:: Available records ::
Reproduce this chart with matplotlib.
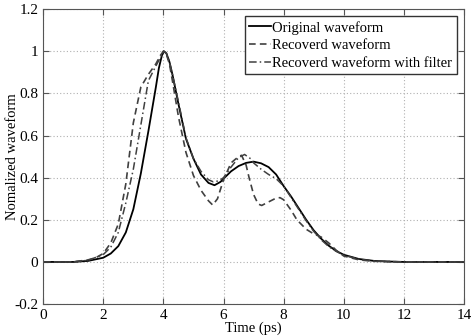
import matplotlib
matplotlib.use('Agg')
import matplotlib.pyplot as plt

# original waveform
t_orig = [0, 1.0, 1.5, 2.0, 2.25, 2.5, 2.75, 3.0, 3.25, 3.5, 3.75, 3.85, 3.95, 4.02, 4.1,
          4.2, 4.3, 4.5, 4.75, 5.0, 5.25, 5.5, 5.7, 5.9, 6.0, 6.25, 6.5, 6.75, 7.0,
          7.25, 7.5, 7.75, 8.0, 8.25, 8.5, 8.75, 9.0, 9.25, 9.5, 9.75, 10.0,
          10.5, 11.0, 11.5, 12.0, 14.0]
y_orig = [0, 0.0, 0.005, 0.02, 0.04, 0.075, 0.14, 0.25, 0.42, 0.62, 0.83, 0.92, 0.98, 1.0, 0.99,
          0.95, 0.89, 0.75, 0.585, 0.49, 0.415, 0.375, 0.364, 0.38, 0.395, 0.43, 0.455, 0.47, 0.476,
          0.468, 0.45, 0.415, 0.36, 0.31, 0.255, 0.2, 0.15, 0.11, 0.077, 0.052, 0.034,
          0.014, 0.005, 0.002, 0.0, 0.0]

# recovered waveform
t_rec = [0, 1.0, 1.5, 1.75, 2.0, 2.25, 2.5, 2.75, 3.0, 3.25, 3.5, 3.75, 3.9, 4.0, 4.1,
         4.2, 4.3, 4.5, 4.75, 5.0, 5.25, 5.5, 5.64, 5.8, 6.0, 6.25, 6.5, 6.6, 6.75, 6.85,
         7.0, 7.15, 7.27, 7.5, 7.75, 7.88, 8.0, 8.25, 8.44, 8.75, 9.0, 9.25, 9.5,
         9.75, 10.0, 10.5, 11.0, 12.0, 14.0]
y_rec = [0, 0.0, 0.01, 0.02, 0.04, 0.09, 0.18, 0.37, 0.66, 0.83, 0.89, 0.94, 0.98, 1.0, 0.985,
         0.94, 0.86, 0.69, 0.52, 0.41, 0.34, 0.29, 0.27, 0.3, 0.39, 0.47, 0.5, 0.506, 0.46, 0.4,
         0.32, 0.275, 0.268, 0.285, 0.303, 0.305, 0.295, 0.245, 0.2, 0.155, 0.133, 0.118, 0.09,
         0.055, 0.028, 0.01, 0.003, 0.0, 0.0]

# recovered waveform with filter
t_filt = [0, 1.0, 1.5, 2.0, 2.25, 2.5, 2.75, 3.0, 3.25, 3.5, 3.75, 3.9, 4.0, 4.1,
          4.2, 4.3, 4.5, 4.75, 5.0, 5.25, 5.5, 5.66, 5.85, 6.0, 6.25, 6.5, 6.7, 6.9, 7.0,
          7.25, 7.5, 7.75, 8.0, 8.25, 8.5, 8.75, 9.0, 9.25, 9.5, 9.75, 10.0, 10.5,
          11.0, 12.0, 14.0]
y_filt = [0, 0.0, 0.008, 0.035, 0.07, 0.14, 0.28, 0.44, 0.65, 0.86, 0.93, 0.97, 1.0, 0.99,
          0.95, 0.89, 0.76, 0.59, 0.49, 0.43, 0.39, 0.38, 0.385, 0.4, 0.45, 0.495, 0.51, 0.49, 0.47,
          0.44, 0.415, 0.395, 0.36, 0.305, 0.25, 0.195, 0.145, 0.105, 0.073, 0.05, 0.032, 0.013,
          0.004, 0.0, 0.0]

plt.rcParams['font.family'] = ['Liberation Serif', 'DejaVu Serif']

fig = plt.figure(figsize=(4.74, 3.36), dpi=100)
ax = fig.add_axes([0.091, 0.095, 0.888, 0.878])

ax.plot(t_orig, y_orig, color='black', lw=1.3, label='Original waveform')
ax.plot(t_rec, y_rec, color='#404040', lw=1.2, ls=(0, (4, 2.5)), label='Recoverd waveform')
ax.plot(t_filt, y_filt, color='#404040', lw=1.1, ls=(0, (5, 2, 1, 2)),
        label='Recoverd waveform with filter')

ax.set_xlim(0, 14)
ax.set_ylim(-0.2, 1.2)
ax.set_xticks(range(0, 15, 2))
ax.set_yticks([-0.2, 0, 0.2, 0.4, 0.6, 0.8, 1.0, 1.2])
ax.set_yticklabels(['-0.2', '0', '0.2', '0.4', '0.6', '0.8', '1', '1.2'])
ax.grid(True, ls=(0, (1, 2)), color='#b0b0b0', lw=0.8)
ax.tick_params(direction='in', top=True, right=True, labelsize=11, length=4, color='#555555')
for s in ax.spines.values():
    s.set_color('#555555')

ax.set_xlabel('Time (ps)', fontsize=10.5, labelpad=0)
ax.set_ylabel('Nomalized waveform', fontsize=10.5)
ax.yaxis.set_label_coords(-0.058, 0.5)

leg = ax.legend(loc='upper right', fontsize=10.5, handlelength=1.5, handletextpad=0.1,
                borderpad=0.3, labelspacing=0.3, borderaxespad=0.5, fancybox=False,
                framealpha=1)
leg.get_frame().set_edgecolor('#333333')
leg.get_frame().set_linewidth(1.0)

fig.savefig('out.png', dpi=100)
:::
:: Available records ::
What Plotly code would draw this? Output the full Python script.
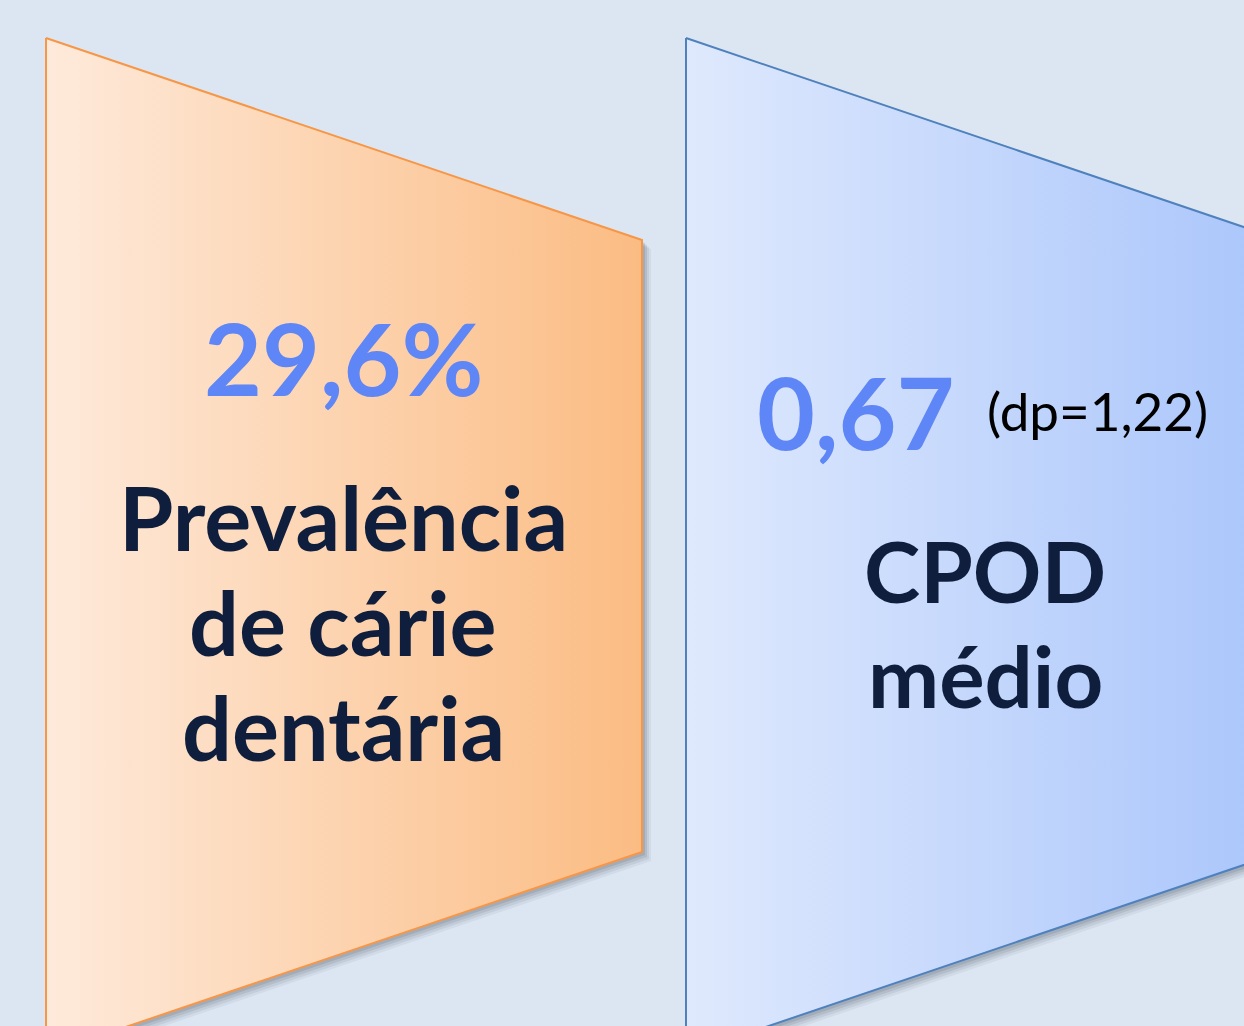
:::
:: Available records ::
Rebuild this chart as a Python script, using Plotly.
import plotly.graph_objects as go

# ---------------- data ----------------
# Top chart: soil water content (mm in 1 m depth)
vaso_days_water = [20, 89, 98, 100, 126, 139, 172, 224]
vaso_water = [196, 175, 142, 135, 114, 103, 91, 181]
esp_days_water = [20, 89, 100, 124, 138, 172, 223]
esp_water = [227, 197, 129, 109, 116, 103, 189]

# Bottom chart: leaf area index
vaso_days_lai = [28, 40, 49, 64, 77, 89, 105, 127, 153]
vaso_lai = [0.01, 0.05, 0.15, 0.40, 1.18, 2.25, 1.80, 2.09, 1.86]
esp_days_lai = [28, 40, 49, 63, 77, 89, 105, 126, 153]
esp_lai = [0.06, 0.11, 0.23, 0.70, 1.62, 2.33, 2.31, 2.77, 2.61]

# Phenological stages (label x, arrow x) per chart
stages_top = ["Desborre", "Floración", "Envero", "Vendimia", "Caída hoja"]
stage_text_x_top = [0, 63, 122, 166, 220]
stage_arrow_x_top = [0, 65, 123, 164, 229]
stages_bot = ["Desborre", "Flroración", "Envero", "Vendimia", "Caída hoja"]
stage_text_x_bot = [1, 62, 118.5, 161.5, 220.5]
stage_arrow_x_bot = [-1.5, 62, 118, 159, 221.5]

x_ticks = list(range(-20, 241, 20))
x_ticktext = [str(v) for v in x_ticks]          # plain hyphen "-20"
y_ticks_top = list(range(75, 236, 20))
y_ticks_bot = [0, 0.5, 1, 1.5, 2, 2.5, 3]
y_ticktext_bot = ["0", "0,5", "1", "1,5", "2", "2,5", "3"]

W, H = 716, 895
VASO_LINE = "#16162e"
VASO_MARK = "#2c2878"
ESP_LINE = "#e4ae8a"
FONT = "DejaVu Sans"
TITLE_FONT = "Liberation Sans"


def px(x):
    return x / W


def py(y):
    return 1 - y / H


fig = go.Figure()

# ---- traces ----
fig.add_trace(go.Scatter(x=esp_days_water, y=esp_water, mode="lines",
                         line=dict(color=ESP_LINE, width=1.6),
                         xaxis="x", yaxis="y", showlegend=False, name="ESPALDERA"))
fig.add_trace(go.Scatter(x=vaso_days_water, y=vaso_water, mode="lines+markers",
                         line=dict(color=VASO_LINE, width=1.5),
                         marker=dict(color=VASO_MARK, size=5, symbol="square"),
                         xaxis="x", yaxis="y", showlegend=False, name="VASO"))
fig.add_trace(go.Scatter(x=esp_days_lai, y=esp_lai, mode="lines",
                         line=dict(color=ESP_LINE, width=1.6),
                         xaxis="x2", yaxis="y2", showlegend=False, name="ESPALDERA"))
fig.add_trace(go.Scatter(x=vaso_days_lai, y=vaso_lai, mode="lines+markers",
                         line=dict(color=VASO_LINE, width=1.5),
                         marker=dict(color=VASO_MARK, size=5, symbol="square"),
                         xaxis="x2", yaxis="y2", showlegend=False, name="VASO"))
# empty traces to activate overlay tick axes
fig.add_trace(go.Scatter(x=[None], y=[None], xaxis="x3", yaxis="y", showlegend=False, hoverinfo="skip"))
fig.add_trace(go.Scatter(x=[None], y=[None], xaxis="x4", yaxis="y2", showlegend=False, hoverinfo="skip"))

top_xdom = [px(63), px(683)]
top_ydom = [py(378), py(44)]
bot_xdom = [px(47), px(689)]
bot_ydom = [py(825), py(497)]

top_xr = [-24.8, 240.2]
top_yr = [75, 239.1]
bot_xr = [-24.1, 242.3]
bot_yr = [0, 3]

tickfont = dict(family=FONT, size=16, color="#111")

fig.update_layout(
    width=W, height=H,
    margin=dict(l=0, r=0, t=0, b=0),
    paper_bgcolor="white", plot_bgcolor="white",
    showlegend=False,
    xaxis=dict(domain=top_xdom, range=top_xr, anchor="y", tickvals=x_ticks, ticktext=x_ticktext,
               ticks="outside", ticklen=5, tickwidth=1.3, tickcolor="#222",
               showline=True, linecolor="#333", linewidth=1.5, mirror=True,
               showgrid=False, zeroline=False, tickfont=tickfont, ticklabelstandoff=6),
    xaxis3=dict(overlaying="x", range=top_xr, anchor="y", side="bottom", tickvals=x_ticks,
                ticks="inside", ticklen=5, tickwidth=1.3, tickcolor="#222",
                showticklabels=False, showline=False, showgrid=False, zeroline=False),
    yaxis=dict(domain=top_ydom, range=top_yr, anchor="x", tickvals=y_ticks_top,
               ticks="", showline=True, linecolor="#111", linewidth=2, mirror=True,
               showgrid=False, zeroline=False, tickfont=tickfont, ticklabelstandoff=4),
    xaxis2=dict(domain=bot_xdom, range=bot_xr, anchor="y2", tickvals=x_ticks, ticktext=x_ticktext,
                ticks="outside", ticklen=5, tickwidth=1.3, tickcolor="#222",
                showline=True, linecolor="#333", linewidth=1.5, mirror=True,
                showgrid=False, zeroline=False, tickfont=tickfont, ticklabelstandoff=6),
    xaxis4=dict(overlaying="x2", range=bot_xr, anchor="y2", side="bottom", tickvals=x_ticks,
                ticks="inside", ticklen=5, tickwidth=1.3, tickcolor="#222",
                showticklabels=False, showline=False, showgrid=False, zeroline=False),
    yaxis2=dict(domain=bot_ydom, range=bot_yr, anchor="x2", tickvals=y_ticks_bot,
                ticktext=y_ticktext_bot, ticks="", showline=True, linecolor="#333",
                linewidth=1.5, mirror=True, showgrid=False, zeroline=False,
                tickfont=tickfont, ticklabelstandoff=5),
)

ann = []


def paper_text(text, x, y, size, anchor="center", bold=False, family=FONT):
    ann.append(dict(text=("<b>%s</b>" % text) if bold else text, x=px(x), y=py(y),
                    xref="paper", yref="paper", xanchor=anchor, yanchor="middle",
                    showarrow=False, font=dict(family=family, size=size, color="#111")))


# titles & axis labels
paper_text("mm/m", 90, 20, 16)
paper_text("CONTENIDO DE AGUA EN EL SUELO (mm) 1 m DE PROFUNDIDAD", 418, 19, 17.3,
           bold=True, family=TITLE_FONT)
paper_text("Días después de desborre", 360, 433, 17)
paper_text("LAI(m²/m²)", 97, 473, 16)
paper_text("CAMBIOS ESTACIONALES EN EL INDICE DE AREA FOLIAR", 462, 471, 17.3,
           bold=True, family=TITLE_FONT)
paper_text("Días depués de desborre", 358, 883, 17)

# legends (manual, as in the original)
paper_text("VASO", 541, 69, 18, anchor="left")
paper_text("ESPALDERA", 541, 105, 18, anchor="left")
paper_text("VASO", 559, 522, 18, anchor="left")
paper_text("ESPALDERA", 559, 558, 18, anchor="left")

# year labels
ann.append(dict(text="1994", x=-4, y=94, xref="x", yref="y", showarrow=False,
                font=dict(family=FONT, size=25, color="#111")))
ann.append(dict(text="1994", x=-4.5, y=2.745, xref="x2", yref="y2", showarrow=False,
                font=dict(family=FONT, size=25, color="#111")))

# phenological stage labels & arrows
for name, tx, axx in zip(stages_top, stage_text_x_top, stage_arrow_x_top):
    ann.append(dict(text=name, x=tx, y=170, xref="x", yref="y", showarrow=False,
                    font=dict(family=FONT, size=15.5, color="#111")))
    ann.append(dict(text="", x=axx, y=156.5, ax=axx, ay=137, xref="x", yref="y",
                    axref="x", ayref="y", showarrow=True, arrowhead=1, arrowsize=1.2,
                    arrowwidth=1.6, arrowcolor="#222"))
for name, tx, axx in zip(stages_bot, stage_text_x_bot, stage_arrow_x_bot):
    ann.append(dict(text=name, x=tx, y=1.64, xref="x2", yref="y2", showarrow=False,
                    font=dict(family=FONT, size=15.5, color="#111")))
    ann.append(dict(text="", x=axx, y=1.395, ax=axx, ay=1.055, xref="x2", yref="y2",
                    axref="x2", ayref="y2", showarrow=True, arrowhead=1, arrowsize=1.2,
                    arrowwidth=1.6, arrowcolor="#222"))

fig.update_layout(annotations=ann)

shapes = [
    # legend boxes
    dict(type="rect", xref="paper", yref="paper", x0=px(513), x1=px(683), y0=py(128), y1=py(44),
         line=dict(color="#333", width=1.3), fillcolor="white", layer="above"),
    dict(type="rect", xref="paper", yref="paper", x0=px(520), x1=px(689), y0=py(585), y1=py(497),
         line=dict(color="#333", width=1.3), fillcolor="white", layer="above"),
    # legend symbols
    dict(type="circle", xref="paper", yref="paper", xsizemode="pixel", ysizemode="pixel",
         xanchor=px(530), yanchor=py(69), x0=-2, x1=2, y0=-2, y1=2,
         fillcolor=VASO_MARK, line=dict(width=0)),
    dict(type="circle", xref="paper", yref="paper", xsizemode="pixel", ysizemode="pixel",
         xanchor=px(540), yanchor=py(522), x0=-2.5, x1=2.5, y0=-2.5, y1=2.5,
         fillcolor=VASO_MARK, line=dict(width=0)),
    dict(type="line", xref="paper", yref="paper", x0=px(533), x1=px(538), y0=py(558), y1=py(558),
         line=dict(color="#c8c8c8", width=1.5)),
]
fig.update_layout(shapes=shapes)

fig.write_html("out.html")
:::
Written instruction:
Pull out only the lines from the one with "Reproduce this chart with matplotlib." up to and including the one with "plt.rcParams['font.family'] = ['Liberation", and drop any pictures along the way.

Reply:
Reproduce this chart with matplotlib.
import matplotlib
matplotlib.use('Agg')
import matplotlib.pyplot as plt

# original waveform
t_orig = [0, 1.0, 1.5, 2.0, 2.25, 2.5, 2.75, 3.0, 3.25, 3.5, 3.75, 3.85, 3.95, 4.02, 4.1,
          4.2, 4.3, 4.5, 4.75, 5.0, 5.25, 5.5, 5.7, 5.9, 6.0, 6.25, 6.5, 6.75, 7.0,
          7.25, 7.5, 7.75, 8.0, 8.25, 8.5, 8.75, 9.0, 9.25, 9.5, 9.75, 10.0,
          10.5, 11.0, 11.5, 12.0, 14.0]
y_orig = [0, 0.0, 0.005, 0.02, 0.04, 0.075, 0.14, 0.25, 0.42, 0.62, 0.83, 0.92, 0.98, 1.0, 0.99,
          0.95, 0.89, 0.75, 0.585, 0.49, 0.415, 0.375, 0.364, 0.38, 0.395, 0.43, 0.455, 0.47, 0.476,
          0.468, 0.45, 0.415, 0.36, 0.31, 0.255, 0.2, 0.15, 0.11, 0.077, 0.052, 0.034,
          0.014, 0.005, 0.002, 0.0, 0.0]

# recovered waveform
t_rec = [0, 1.0, 1.5, 1.75, 2.0, 2.25, 2.5, 2.75, 3.0, 3.25, 3.5, 3.75, 3.9, 4.0, 4.1,
         4.2, 4.3, 4.5, 4.75, 5.0, 5.25, 5.5, 5.64, 5.8, 6.0, 6.25, 6.5, 6.6, 6.75, 6.85,
         7.0, 7.15, 7.27, 7.5, 7.75, 7.88, 8.0, 8.25, 8.44, 8.75, 9.0, 9.25, 9.5,
         9.75, 10.0, 10.5, 11.0, 12.0, 14.0]
y_rec = [0, 0.0, 0.01, 0.02, 0.04, 0.09, 0.18, 0.37, 0.66, 0.83, 0.89, 0.94, 0.98, 1.0, 0.985,
         0.94, 0.86, 0.69, 0.52, 0.41, 0.34, 0.29, 0.27, 0.3, 0.39, 0.47, 0.5, 0.506, 0.46, 0.4,
         0.32, 0.275, 0.268, 0.285, 0.303, 0.305, 0.295, 0.245, 0.2, 0.155, 0.133, 0.118, 0.09,
         0.055, 0.028, 0.01, 0.003, 0.0, 0.0]

# recovered waveform with filter
t_filt = [0, 1.0, 1.5, 2.0, 2.25, 2.5, 2.75, 3.0, 3.25, 3.5, 3.75, 3.9, 4.0, 4.1,
          4.2, 4.3, 4.5, 4.75, 5.0, 5.25, 5.5, 5.66, 5.85, 6.0, 6.25, 6.5, 6.7, 6.9, 7.0,
          7.25, 7.5, 7.75, 8.0, 8.25, 8.5, 8.75, 9.0, 9.25, 9.5, 9.75, 10.0, 10.5,
          11.0, 12.0, 14.0]
y_filt = [0, 0.0, 0.008, 0.035, 0.07, 0.14, 0.28, 0.44, 0.65, 0.86, 0.93, 0.97, 1.0, 0.99,
          0.95, 0.89, 0.76, 0.59, 0.49, 0.43, 0.39, 0.38, 0.385, 0.4, 0.45, 0.495, 0.51, 0.49, 0.47,
          0.44, 0.415, 0.395, 0.36, 0.305, 0.25, 0.195, 0.145, 0.105, 0.073, 0.05, 0.032, 0.013,
          0.004, 0.0, 0.0]

plt.rcParams['font.family'] = ['Liberation Serif', 'DejaVu Serif']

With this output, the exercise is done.